Question

Sketch the graphs of each pair of functions on the same coordinate plane.$$f(x)=x^{2}+1, g(x)=-x^{2}-1$$.

Answer

**step1 Analyze the first function, $$f(x)=x^{2}+1$$**

Identify the type of function and its key characteristics. This function is a quadratic function, which graphs as a parabola. The standard form for a parabola is $$y=ax^2+bx+c$$. Here, $$a=1$$. Since $$a>0$$, the parabola opens upwards. The vertex of the parabola is at $$(0, c)$$, when the function is in the form $$y=ax^2+c$$. So, the vertex for $$f(x)=x^{2}+1$$ is at $$(0, 1)$$. Plot this vertex and a few other points by substituting x-values (e.g., -2, -1, 0, 1, 2) into the function to find corresponding y-values.

$$f(x)=x^{2}+1$$

Points for $$f(x)$$:

When $$x=-2$$, $$f(-2)=(-2)^2+1 = 4+1=5$$. Point: $$(-2, 5)$$
When $$x=-1$$, $$f(-1)=(-1)^2+1 = 1+1=2$$. Point: $$(-1, 2)$$
When $$x=0$$, $$f(0)=(0)^2+1 = 0+1=1$$. Point: $$(0, 1)$$ (Vertex)
When $$x=1$$, $$f(1)=(1)^2+1 = 1+1=2$$. Point: $$(1, 2)$$
When $$x=2$$, $$f(2)=(2)^2+1 = 4+1=5$$. Point: $$(2, 5)$$

**step2 Analyze the second function, $$g(x)=-x^{2}-1$$**

Identify the type of function and its key characteristics. This is also a quadratic function. Here, $$a=-1$$. Since $$a<0$$, the parabola opens downwards.
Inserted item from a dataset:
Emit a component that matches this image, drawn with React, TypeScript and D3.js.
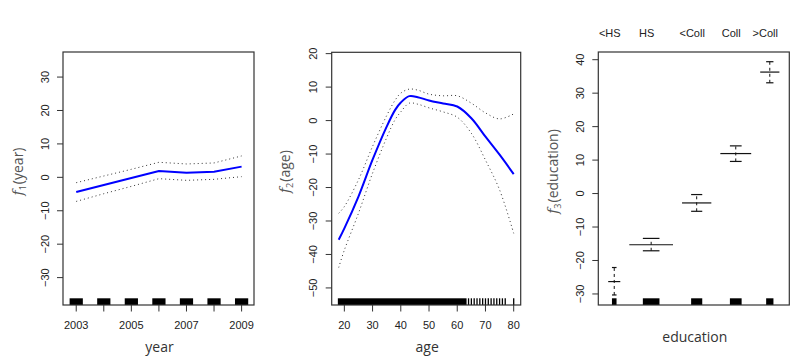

The vertex for $$g(x)=-x^{2}-1$$ is at $$(0, -1)$$. Plot this vertex and a few other points by substituting x-values into the function to find corresponding y-values.

$$g(x)=-x^{2}-1$$

Points for $$g(x)$$:

When $$x=-2$$, $$g(-2)=-(-2)^2-1 = -4-1=-5$$. Point: $$(-2, -5)$$
When $$x=-1$$, $$g(-1)=-(-1)^2-1 = -1-1=-2$$. Point: $$(-1, -2)$$
When $$x=0$$, $$g(0)=-(0)^2-1 = 0-1=-1$$. Point: $$(0, -1)$$ (Vertex)
When $$x=1$$, $$g(1)=-(1)^2-1 = -1-1=-2$$. Point: $$(1, -2)$$
When $$x=2$$, $$g(2)=-(2)^2-1 = -4-1=-5$$. Point: $$(2, -5)$$

**step3 Sketch the graphs on the same coordinate plane**

Draw a coordinate plane with clearly labeled x and y axes. Plot the calculated points for both functions. Draw a smooth curve through the points for each function, ensuring they resemble parabolas. The graph of $$f(x)$$ will be a parabola opening upwards with its vertex at $$(0, 1)$$. The graph of $$g(x)$$ will be a parabola opening downwards with its vertex at $$(0, -1)$$. Notice that the graph of $$g(x)$$ is a reflection of $$f(x)$$ across the x-axis, shifted down by 2 units, or more directly, it's a reflection of $$y=x^2$$ shifted down by 1 unit and opening downwards.